Yaklaşan kutsal Ramazan ayı öncesinde YESAM’da ‘Nerede o eski Ramazanlar’ başlıklı bir sunum gerçekleştiren gazeteci ve mutfak araştırmacısı Nedim Atilla, İstanbul ve Anadolu’dan eski Ramazan geleneklerini anlattı…
Nedim Atilla özetle şu bilgileri verdi:
“Ramazan ayı İslam dünyası için en kıymetli aydır. Ramazan İslam dünyası için 14 yüzyıldır heyecan demektir. Hazırlıkları, ritüelleri, iftar gelenekleri, eğlenceleri ve en sonunda coşkuyla karşılanan bayramıyla, yüzyıllar içinde gelişerek kendine ait mistik bir dünya oluşturmuştur. Eski gazete yazılarını karıştırdığımda görüyorum ki, bugünün görmüş geçirmiş insanlarının dediği gibi, o zamanlar da sık tekrarlanan bir serzenişmiş, “Ah nerede o eski Ramazanlar?..” demek.
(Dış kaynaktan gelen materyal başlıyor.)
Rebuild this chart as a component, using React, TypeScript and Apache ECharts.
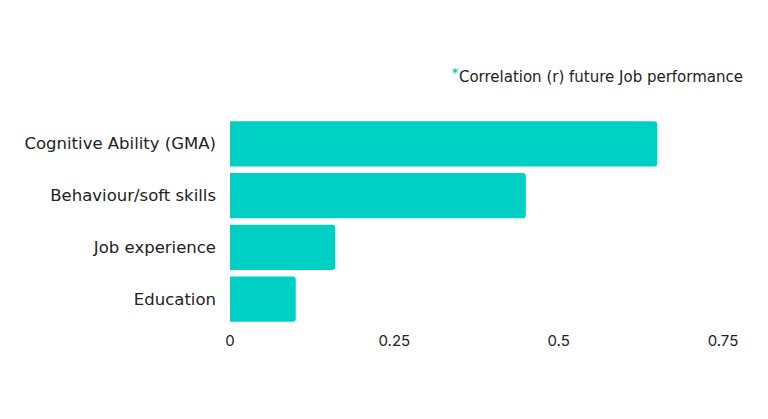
import React, { useEffect, useRef } from "react";
import * as echarts from "echarts";

const categories = ["Cognitive Ability (GMA)", "Behaviour/soft skills", "Job experience", "Education"];
const values = [0.65, 0.45, 0.16, 0.1];
const tickValues = [0, 0.25, 0.5, 0.75];
const legendText = "Correlation (r) future Job performance";

const FONT = "'DejaVu Sans', sans-serif";
const AXFONT = "Inter, sans-serif";
const TEAL = "#00d0c3";
const TEXT = "#222222";

export default function App() {
  const ref = useRef<HTMLDivElement>(null);
  useEffect(() => {
    if (!ref.current) return;
    const chart = echarts.init(ref.current, null, { renderer: "svg" });
    chart.setOption({
      animation: false,
      backgroundColor: "#ffffff",
      title: {
        text: `{a|*}{b|${legendText}}`,
        right: 25,
        top: 67,
        padding: 0,
        textStyle: {
          fontWeight: "normal",
          rich: {
            a: { color: TEAL, fontSize: 12, lineHeight: 20, fontFamily: FONT, fontWeight: "bold", verticalAlign: "top", padding: [0, 1, 0, 0] },
            b: { color: TEXT, fontSize: 15, lineHeight: 20, fontFamily: FONT, fontWeight: "normal" },
          },
        },
      },
      grid: { left: 230, right: 45, top: 118, bottom: 94, containLabel: false },
      xAxis: {
        type: "value",
        min: 0,
        max: 0.75,
        interval: 0.25,
        axisLine: { show: false },
        axisTick: { show: false },
        splitLine: { show: false },
        axisLabel: {
          color: TEXT,
          fontSize: 15,
          fontFamily: AXFONT,
          margin: 8,
          formatter: (v: number) => (tickValues.includes(v) ? String(v) : ""),
        },
      },
      yAxis: {
        type: "category",
        data: categories,
        inverse: true,
        axisLine: { show: false },
        axisTick: { show: false },
        axisLabel: { color: TEXT, fontSize: 16.5, fontFamily: FONT, margin: 14 },
      },
      series: [
        {
          type: "bar",
          data: values,
          barCategoryGap: "13%",
          itemStyle: { color: TEAL, borderRadius: [0, 3, 3, 0] },
        },
      ],
    });
    return () => chart.dispose();
  }, []);
  return <div ref={ref} style={{ position: "fixed", left: 0, top: 0, width: 768, height: 419 }} />;
}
‘Rüyet-i Hilal’i, yani yeni ‘ay’ı ilk gören müftüye koşturur; bunu bir mizansen içinde şahitlerle ispat eder; ardından camilerin ışıklandırılmasıyla ve dahi davullar çalınarak Ramazan ilan edilirmiş. Yeni hilalin görünüp görünmemesine göre Şaban ayı bazen 28 bazen de 29 gün sürer; Ramazan da buna göre bir gün uzar ya da kısalırmış. Bundan sonra iş ‘muvakkıthaneler’inmiş. İftar ve imsak vakitlerinin belirlenip camilere ilanı ile Ramazan düzeninin sağlanması için…
Ramazan ayı boyunca büyük kentlerin çarşıları, tahmin edeceğiniz gibi, her zamankinden kalabalık, renkli ve hareketli olurmuş. Ana cadde üzerindeki baklavacı, helvacı, tel kadayıfçı ve muhallebiciler en yoğun günlerini yaşarmış. Evlerde de Ramazan hazırlığının en önemli parçası yufka açıp hazırlamakmış. Bu işleri beceren kadınların, yani ‘profesyonel yufka açıcılar’ın yevmiyeleri de Ramazan yaklaştıkça yükselirmiş. Bu hünerli hanımlar evlere davet edilir, ev ahalisinin de katılımıyla hamurlar tutulur, açılan yufkalar sac üzerinde gevretildikten sonra serin odalarda üst üste saklanırmış.
Aşçı dükkânları da kendilerine göre hazırlıklar yaparlar, mönülerine iftar için yeni yemekler ilave ederlermiş. İftardan çok önce taze yemekler hazırlayan bu lokantalar sahura kadar da açık kalırmış. Daha sonra dükkânlarını temizleyip yatarlar, öğle namazı saatinde uyanıp yeni iftarın hazırlıklarına başlarlarmış. Her zaman olduğu gibi, o zaman da lokanta erbabının işi oldukça meşakkatliymiş; özellikle de Ramazan aylarında…”
Ramazan gelenekleri ile dolu bir seminerden sonra katılımcılar, geleneksel Ramazan lezzetlerinden tatma şansı buldular.